Variance is a fundamental measure of dispersion that quantifies how far a set of numbers are spread out from their average value. It represents the average of the squared differences from the mean.
How is Variance Calculated?
The calculation involves a few specific steps:
- Find the mean (average) of the data set.
- Subtract the mean from each data point and square the result (the squared difference).
- Find the average of these squared differences.
For a population, the formula is σ² = Σ(xi - μ)² / N. For a sample, it's s² = Σ(xi - x̄)² / (n - 1). The "n - 1" denominator is known as Bessel's correction.
Variance vs.

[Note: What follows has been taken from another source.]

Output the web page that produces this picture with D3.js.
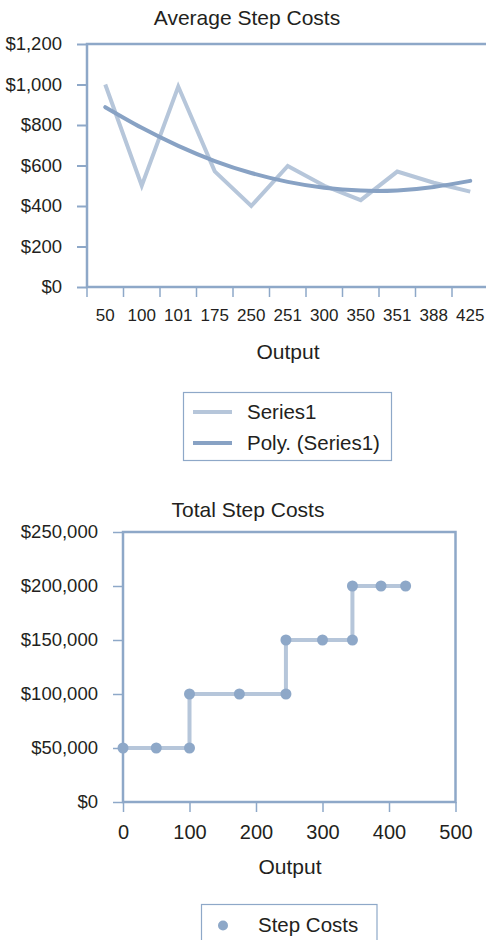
<!DOCTYPE html>
<html>
<head>
<meta charset="utf-8">
<script src="https://cdn.jsdelivr.net/npm/d3@7"></script>
<style>
  html, body { margin: 0; padding: 0; background: #fff; }
  svg { display: block; }
  text { font-family: "Liberation Sans", Arial, Helvetica, sans-serif; fill: #231f20; }
</style>
</head>
<body>
<svg id="chart" width="486" height="940"></svg>
<script>
// Average step costs by output level
const outputs = ["50", "100", "101", "175", "250", "251", "300", "350", "351", "388", "425"];
const avgCost = [1000, 500, 990, 571, 400, 598, 500, 429, 570, 515, 471];
// Second-order polynomial trend of the average cost
const polyTrend = [888, 786, 697, 622, 563, 519, 490, 476, 477, 494, 524];
const avgTicks = [0, 200, 400, 600, 800, 1000, 1200];

// Total step costs
const totalOutput = [0, 50, 100, 100, 175, 245, 245, 300, 345, 345, 388, 425];
const totalCost = [50000, 50000, 50000, 100000, 100000, 100000, 150000, 150000, 150000, 200000, 200000, 200000];
const totalYTicks = [0, 50000, 100000, 150000, 200000, 250000];
const totalXTicks = [0, 100, 200, 300, 400, 500];

const frameColor = "#8ea8c8";
const lightLine = "#b6c6da";
const darkLine = "#88a2c4";
const titleSize = "21px";
const yLabelSize = "18.5px";
const legendSize = "20.5px";

const svg = d3.select("#chart");
const money = d3.format("$,.0f");

// ---------- Average Step Costs ----------
{
  const left = 87, top = 44, bottom = 287, step = 36.5;
  const x = d3.scaleBand().domain(outputs).range([left, left + step * outputs.length]).padding(0);
  const y = d3.scaleLinear().domain([0, 1200]).range([bottom, top]);
  const g = svg.append("g");

  g.append("text").attr("x", 247).attr("y", 25).attr("text-anchor", "middle")
    .style("font-size", titleSize).text("Average Step Costs");

  // y axis with ticks and dollar labels
  const yAxis = d3.axisLeft(y).tickValues(avgTicks).tickFormat(money).tickSize(10).tickPadding(15);
  const ya = g.append("g").attr("transform", `translate(${left},0)`).call(yAxis);
  ya.select(".domain").remove();
  ya.selectAll(".tick line").attr("stroke", frameColor).attr("stroke-width", 2);
  ya.selectAll(".tick text").style("font-size", yLabelSize).attr("fill", "#231f20");

  // frame around the plot area
  const right = x.range()[1];
  g.append("rect").attr("x", left).attr("y", top).attr("width", right - left).attr("height", bottom - top)
    .attr("fill", "none").attr("stroke", frameColor).attr("stroke-width", 2.5);

  // category boundary ticks below the axis
  const bounds = outputs.map(d => x(d)).concat([right]);
  g.selectAll(".xb").data(bounds).join("line")
    .attr("x1", d => d).attr("x2", d => d).attr("y1", bottom).attr("y2", bottom + 10)
    .attr("stroke", frameColor).attr("stroke-width", 1.5);

  // category labels
  const xAxis = d3.axisBottom(x).tickSize(0).tickPadding(22);
  const xa = g.append("g").attr("transform", `translate(0,${bottom})`).call(xAxis);
  xa.select(".domain").remove();
  xa.selectAll(".tick text").style("font-size", "17px").attr("fill", "#231f20");

  g.append("text").attr("x", 288).attr("y", 359).attr("text-anchor", "middle")
    .style("font-size", titleSize).text("Output");

  const cx = d => x(d) + x.bandwidth() / 2;
  const line = d3.line().x((d, i) => cx(outputs[i])).y(d => y(d));
  g.append("path").datum(avgCost).attr("d", line)
    .attr("fill", "none").attr("stroke", lightLine).attr("stroke-width", 4).attr("stroke-linejoin", "miter");
  const trend = d3.line().x((d, i) => cx(outputs[i])).y(d => y(d)).curve(d3.curveNatural);
  g.append("path").datum(polyTrend).attr("d", trend)
    .attr("fill", "none").attr("stroke", darkLine).attr("stroke-width", 4).attr("stroke-linecap", "round");

  // legend
  const lg = g.append("g");
  lg.append("rect").attr("x", 183.5).attr("y", 392.5).attr("width", 208).attr("height", 68)
    .attr("fill", "#fff").attr("stroke", frameColor).attr("stroke-width", 1.2);
  const items = [{label: "Series1", color: lightLine}, {label: "Poly. (Series1)", color: darkLine}];
  items.forEach((it, i) => {
    const yy = 412 + i * 31;
    lg.append("line").attr("x1", 193).attr("x2", 232).attr("y1", yy).attr("y2", yy)
      .attr("stroke", it.color).attr("stroke-width", 4);
    lg.append("text").attr("x", 247).attr("y", yy + 7).style("font-size", legendSize).text(it.label);
  });
}

// ---------- Total Step Costs ----------
{
  const left = 123, right = 455.5, top = 532, bottom = 802;
  const x = d3.scaleLinear().domain([0, 500]).range([left, right]);
  const y = d3.scaleLinear().domain([0, 250000]).range([bottom, top]);
  const g = svg.append("g");

  g.append("text").attr("x", 248).attr("y", 516.5).attr("text-anchor", "middle")
    .style("font-size", titleSize).text("Total Step Costs");

  const yAxis = d3.axisLeft(y).tickValues(totalYTicks).tickFormat(money).tickSize(10).tickPadding(15);
  const ya = g.append("g").attr("transform", `translate(${left},0)`).call(yAxis);
  ya.select(".domain").remove();
  ya.selectAll(".tick line").attr("stroke", frameColor).attr("stroke-width", 1.5);
  ya.selectAll(".tick text").style("font-size", yLabelSize).attr("fill", "#231f20");

  const xAxis = d3.axisBottom(x).tickValues(totalXTicks).tickFormat(d3.format("d")).tickSize(10).tickPadding(13);
  const xa = g.append("g").attr("transform", `translate(0,${bottom})`).call(xAxis);
  xa.select(".domain").remove();
  xa.selectAll(".tick line").attr("stroke", frameColor).attr("stroke-width", 1.5);
  xa.selectAll(".tick text").style("font-size", "20px").attr("fill", "#231f20");

  g.append("rect").attr("x", left).attr("y", top).attr("width", right - left).attr("height", bottom - top)
    .attr("fill", "none").attr("stroke", frameColor).attr("stroke-width", 2.5);

  g.append("text").attr("x", 290).attr("y", 874).attr("text-anchor", "middle")
    .style("font-size", titleSize).text("Output");

  const pts = totalOutput.map((d, i) => [d, totalCost[i]]);
  g.append("path").datum(pts)
    .attr("d", d3.line().x(d => x(d[0])).y(d => y(d[1])))
    .attr("fill", "none").attr("stroke", lightLine).attr("stroke-width", 4);
  g.selectAll(".pt").data(pts).join("circle")
    .attr("cx", d => x(d[0])).attr("cy", d => y(d[1])).attr("r", 5.5)
    .attr("fill", "#8ea8c8");

  const lg = g.append("g");
  lg.append("rect").attr("x", 201.5).attr("y", 904.5).attr("width", 175.5).attr("height", 60)
    .attr("fill", "#fff").attr("stroke", frameColor).attr("stroke-width", 1.2);
  lg.append("circle").attr("cx", 223).attr("cy", 925.5).attr("r", 5).attr("fill", "#8ea8c8");
  lg.append("text").attr("x", 258).attr("y", 932).style("font-size", legendSize).text("Step Costs");
}
</script>
</body>
</html>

Standard Deviation
These two core statistics are directly related but differ in interpretation.
| Variance (σ² or s²) | Standard Deviation (σ or s) |
|---|---|
| Measured in squared units of the original data | Measured in the same units as the original data |
| Harder to interpret intuitively | Easier to interpret and relate to the mean |
| Used in statistical tests and formulas | Used for describing data spread |
The standard deviation is simply the square root of the variance.
Why Use Squared Differences?
Squaring the differences from the mean is crucial for three reasons:
- It eliminates negative values, ensuring positive distances.
- It places more weight on outliers and larger deviations.
- It possesses mathematical properties that are beneficial for advanced statistical analysis.
What Does a High or Low Variance Indicate?
- Low variance: Data points are clustered closely around the mean, indicating consistency.
- High variance: Data points are widely dispersed from the mean, indicating high variability.